Monday, October 25, 2010

Tattered Outlaw of the Earth

Arsen suggested that the comparison in the poem in the last post was perhaps not entirely fair to the humble donkey, so here's an alternative poem, by Chesterton, as a token of reparation to Equus africanus asinus.

The Donkey
by G.K. Chesterton

When fishes flew and forests walked
And figs grew upon thorn,
Some moment when the moon was blood
Then surely I was born;

With monstrous head and sickening cry
And ears like errant wings,
The devil's walking parody
On all four-footed things.

The tattered outlaw of the earth,
Of ancient crooked will;
Starve, scourge, deride me: I am dumb,
I keep my secret still.

Fools! For I also had my hour;
One far fierce hour and sweet:
There was a shout about my ears,
And palms before my feet.

Another Poem Draft

New Atheist

The ass looked up to heaven; stars were there.
They sparkled, bright along the cloudy pass
And never diamond, ruby, sapphire was more fair
Than half the light one single star on high could share.
He brayed dismissal, turning back to lowly grass:
An ass who sees the heavens sees them as an ass.

Sunday, October 24, 2010

The Lute of Eros

by Francis Kazinczi
translated by Sir John Bowring

Add te Pyschéd' nekem, 'Eros, oh add ! 's vedd lautomat érte.

" Give me thy Psyche, young Eros! O give, and my lute will I give thee—
Doubled thy influence, Mighty One! doubled thy transports shall be."
I, for thy lute, give my Psyche, Apollo? My lute is mine arrow:
Said—and straight heaven-ward the magical arrow up flew;
Full on hexameters rush'd the arrow's loud whizzing ascension,
And as it whispering fell a pentameter woke.

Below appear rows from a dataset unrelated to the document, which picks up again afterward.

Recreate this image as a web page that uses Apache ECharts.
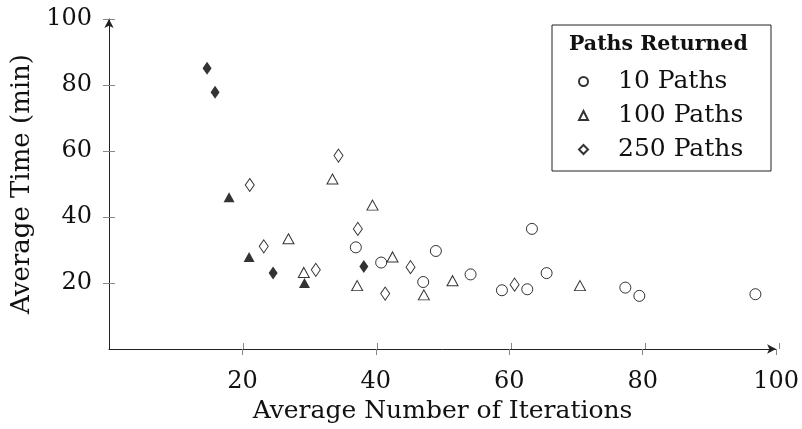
<!DOCTYPE html>
<html>
<head>
<meta charset="utf-8">
<script src="https://cdn.jsdelivr.net/npm/echarts@6/dist/echarts.min.js"></script>
<style>
    html, body { margin: 0; padding: 0; background: #fff; }
    #chart { width: 802px; height: 429px; }
</style>
</head>
<body>
<div id="chart"></div>
<script>
    // tick labels
    var xTicks = [20, 40, 60, 80, 100];
    var yTicks = [20, 40, 60, 80, 100];

    // 10 Paths (open circles)
    var paths10 = [
        [37.0, 30.8], [40.8, 26.2], [49.0, 29.7], [47.1, 20.3], [54.2, 22.6],
        [58.9, 17.8], [62.7, 18.1], [63.4, 36.4], [65.6, 23.0], [77.4, 18.6],
        [79.5, 16.1], [96.9, 16.6]
    ];
    // 100 Paths (open triangles)
    var paths100 = [
        [26.9, 33.4], [33.5, 51.5], [39.5, 43.6], [29.2, 23.2], [37.2, 19.2],
        [42.5, 27.9], [47.2, 16.4], [51.5, 20.7], [70.6, 19.2]
    ];
    // 250 Paths (open diamonds)
    var paths250 = [
        [21.1, 49.7], [23.2, 31.1], [34.4, 58.6], [37.3, 36.4], [31.0, 24.0],
        [45.2, 24.8], [41.4, 16.8], [60.8, 19.5]
    ];
    // highlighted points (filled)
    var filledTri = [[18.0, 46.0], [21.0, 27.9], [29.3, 20.0]];
    var filledDia = [[14.7, 85.1], [15.9, 77.8], [24.6, 23.0], [38.2, 25.0]];

    var serif = 'DejaVu Serif';
    var chart = echarts.init(document.getElementById('chart'));

    function openStyle() {
        return { color: '#fff', borderColor: '#000', borderWidth: 1 };
    }

    var gridRect = { left: 109, right: 23, top: 19, bottom: 80 };

    var option = {
        animation: false,
        grid: [
            Object.assign({}, gridRect),
            Object.assign({}, gridRect)
        ],
        xAxis: [{
            gridIndex: 0,
            type: 'value', min: 0, max: 100,
            name: 'Average Number of Iterations',
            nameLocation: 'middle', nameGap: 47,
            nameTextStyle: { fontFamily: serif, fontSize: 25, color: '#111' },
            axisLine: { lineStyle: { color: '#222', width: 1 }, symbol: ['none', 'arrow'], symbolSize: [7, 9] },
            axisTick: { length: 6, lineStyle: { color: '#888' }, customValues: xTicks },
            axisLabel: { fontFamily: serif, fontSize: 24, color: '#111', margin: 21, customValues: xTicks },
            splitLine: { show: false }
        }, {
            gridIndex: 1,
            type: 'value', min: 0, max: 100,
            axisLine: { show: false },
            axisTick: { inside: true, length: 6, lineStyle: { color: '#888' }, customValues: xTicks },
            axisLabel: { show: false },
            splitLine: { show: false }
        }],
        yAxis: [{
            gridIndex: 0,
            type: 'value', min: 0, max: 100,
            name: 'Average Time (min)',
            nameLocation: 'middle', nameGap: 73,
            nameTextStyle: { fontFamily: serif, fontSize: 26, color: '#111' },
            axisLine: { lineStyle: { color: '#222', width: 1 }, symbol: ['none', 'arrow'], symbolSize: [7, 9] },
            axisTick: { length: 6, lineStyle: { color: '#888' }, customValues: yTicks },
            axisLabel: { fontFamily: serif, fontSize: 24, color: '#111', margin: 17, customValues: yTicks },
            splitLine: { show: false }
        }, {
            gridIndex: 1,
            type: 'value', min: 0, max: 100,
            axisLine: { show: false },
            axisTick: { inside: true, length: 6, lineStyle: { color: '#888' }, customValues: yTicks },
            axisLabel: { show: false },
            splitLine: { show: false }
        }],
        legend: {
            data: ['10 Paths', '100 Paths', '250 Paths'],
            orient: 'vertical',
            left: 573, top: 64,
            itemWidth: 9, itemHeight: 9, itemGap: 9,
            textStyle: { fontFamily: serif, fontSize: 25, color: '#111', padding: [0, 0, 0, 25] }
        },
        graphic: [{
            type: 'rect',
            shape: { x: 552, y: 25, width: 219, height: 146 },
            style: { fill: 'none', stroke: '#222', lineWidth: 1 },
            z: 10
        }, {
            type: 'text',
            left: 569, top: 34,
            style: { text: 'Paths Returned', font: 'bold 20.5px "DejaVu Serif"', fill: '#111' },
            z: 10
        }],
        series: [{
            name: '10 Paths', type: 'scatter', data: paths10,
            symbol: 'circle', symbolSize: 11, itemStyle: openStyle()
        }, {
            name: '100 Paths', type: 'scatter', data: paths100,
            symbol: 'triangle', symbolSize: [11, 10], itemStyle: openStyle()
        }, {
            name: '250 Paths', type: 'scatter', data: paths250,
            symbol: 'diamond', symbolSize: [9, 13], itemStyle: openStyle()
        }, {
            name: 'filled triangles', type: 'scatter', data: filledTri,
            symbol: 'triangle', symbolSize: [11, 10], itemStyle: { color: '#000' }
        }, {
            name: 'filled diamonds', type: 'scatter', data: filledDia,
            symbol: 'diamond', symbolSize: [9, 13], itemStyle: { color: '#000' }
        }]
    };

    chart.setOption(option);
</script>
</body>
</html>
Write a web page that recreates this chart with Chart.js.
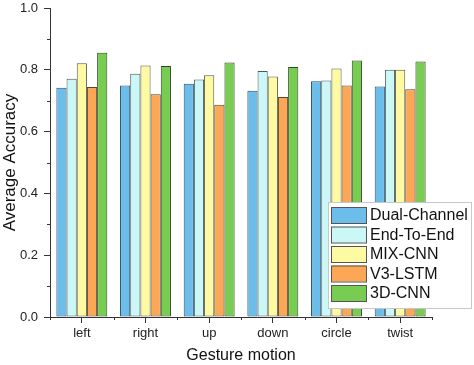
<!DOCTYPE html>
<html>
<head>
<meta charset="utf-8">
<script src="https://cdn.jsdelivr.net/npm/chart.js@4"></script>
<style>
  html, body { margin: 0; padding: 0; background: #fff; }
  #wrap { width: 474px; height: 365px; }
</style>
</head>
<body>
<div id="wrap"><canvas id="accChart"></canvas></div>
<script>
// gesture categories and model accuracies
const gestures = ['left', 'right', 'up', 'down', 'circle', 'twist'];
const modelNames = ['Dual-Channel', 'End-To-End', 'MIX-CNN', 'V3-LSTM', '3D-CNN'];
const dualChannel = [0.742, 0.749, 0.755, 0.732, 0.763, 0.746];
const endToEnd   = [0.771, 0.787, 0.769, 0.796, 0.765, 0.800];
const mixCnn     = [0.821, 0.814, 0.782, 0.778, 0.804, 0.800];
const v3Lstm     = [0.744, 0.721, 0.687, 0.712, 0.749, 0.737];
const cnn3d      = [0.855, 0.812, 0.824, 0.809, 0.830, 0.827];
const yTicks = [0, 0.2, 0.4, 0.6, 0.8, 1.0];

const fills = ['#6cbde9', '#ccf7f7', '#fdfaa3', '#fca755', '#78cc52'];
const edges = ['#24506e', '#4a5a5a', '#5a5a40', '#5a4530', '#2f4a22'];
const seriesValues = [dualChannel, endToEnd, mixCnn, v3Lstm, cnn3d];

const FONT = 'Arial, "Liberation Sans", sans-serif';

// minor ticks + floating legend, drawn after the chart
const extras = {
  id: 'extras',
  afterDraw(chart) {
    const ctx = chart.ctx;
    const area = chart.chartArea;
    const x = chart.scales.x, y = chart.scales.y;
    ctx.save();
    ctx.strokeStyle = '#333';
    ctx.lineWidth = 1;
    // y minor ticks halfway between majors
    for (let i = 0; i < yTicks.length - 1; i++) {
      const py = Math.round(y.getPixelForValue((yTicks[i] + yTicks[i + 1]) / 2)) + 0.5;
      ctx.beginPath();
      ctx.moveTo(area.left - 3, py);
      ctx.lineTo(area.left, py);
      ctx.stroke();
    }
    // x minor ticks at category boundaries
    for (let i = 0; i <= gestures.length; i++) {
      const px = Math.round(x.getPixelForValue(i - 0.5)) + 0.5;
      ctx.beginPath();
      ctx.moveTo(px, area.bottom);
      ctx.lineTo(px, area.bottom + 3);
      ctx.stroke();
    }

    // legend box, overlapping the lower right of the plot
    const lx = area.right - 104, ly = area.bottom - 115;
    const rowH = 19.5, sw = 35, sh = 16;
    ctx.fillStyle = '#fff';
    ctx.fillRect(lx, ly, 143, 106);
    ctx.strokeStyle = '#c8c8c8';
    ctx.strokeRect(lx + 0.5, ly + 0.5, 143, 106);
    ctx.font = '16px ' + FONT;
    ctx.textBaseline = 'middle';
    ctx.textAlign = 'left';
    chart.data.datasets.forEach(function(ds, i) {
      const ry = ly + 5 + i * rowH;
      ctx.fillStyle = ds.backgroundColor;
      ctx.fillRect(lx + 3, ry, sw, sh);
      ctx.strokeStyle = '#555';
      ctx.strokeRect(lx + 3.5, ry + 0.5, sw, sh);
      ctx.fillStyle = '#111';
      ctx.fillText(ds.label, lx + 42, ry + sh / 2 + 1);
    });
    ctx.restore();
  }
};

new Chart(document.getElementById('accChart'), {
  type: 'bar',
  data: {
    labels: gestures,
    datasets: modelNames.map(function(name, i) {
      return {
        label: name,
        data: seriesValues[i],
        backgroundColor: fills[i],
        borderColor: edges[i],
        borderWidth: 1,
        borderSkipped: false,
        categoryPercentage: 0.8,
        barPercentage: 1.0
      };
    })
  },
  options: {
    responsive: true,
    maintainAspectRatio: false,
    animation: false,
    layout: { padding: { top: 8, right: 42, left: 0, bottom: 0 } },
    plugins: {
      legend: { display: false },
      tooltip: { enabled: false }
    },
    scales: {
      x: {
        grid: {
          offset: false,
          drawOnChartArea: false,
          drawTicks: true,
          tickLength: 6,
          color: '#333'
        },
        border: { display: true, color: '#333', width: 1 },
        ticks: {
          color: '#222',
          font: { family: FONT, size: 13 },
          padding: 3,
          maxRotation: 0
        },
        title: {
          display: true,
          text: 'Gesture motion',
          color: '#111',
          font: { family: FONT, size: 16 },
          padding: { top: 4, bottom: 0 }
        },
        afterFit(scale) { scale.height = 48; scale.paddingLeft = 0; scale.paddingRight = 0; }
      },
      y: {
        min: 0,
        max: 1.0,
        grid: {
          drawOnChartArea: false,
          drawTicks: true,
          tickLength: 6,
          color: '#333'
        },
        border: { display: true, color: '#333', width: 1 },
        ticks: {
          stepSize: 0.2,
          color: '#222',
          font: { family: FONT, size: 13 },
          padding: 6,
          callback: function(v) { return v.toFixed(1); }
        },
        title: {
          display: true,
          text: 'Average Accuracy',
          color: '#111',
          font: { family: FONT, size: 17 },
          padding: { top: 0, bottom: 2 }
        },
        afterFit(scale) { scale.width = 50; scale.paddingTop = 0; scale.paddingBottom = 0; }
      }
    }
  },
  plugins: [extras]
});
</script>
</body>
</html>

This is from Sir John Bowring's Poetry of the Magyars. Hexameters ascending and pentameters descending is actually a good symbolic correspondence. I haven't found much on Francis Kazinczi of Kazinez (Kazinezi Kazinczy Ferencz) except that he apparently spent six years in prison for revolutionary ideas and that he was part of a movement of Hungarian writers in the 18th century, the neologists or neologians, who worked to enrich and nativize the Hungarian language by coining new terms from Hungarian to replace foreign loan-words that had become increasingly common; a movement which (perhaps predictably) only had very limited success. Bowring developed a considerable reputation in the nineteenth century for translations into English from European languages: I've found translations by him from Russian, Hungarian, Polish, German, and Spanish. I've been trying to find Bowring's "Catherine," which is based on a poem by Zhukovsky, but to no avail.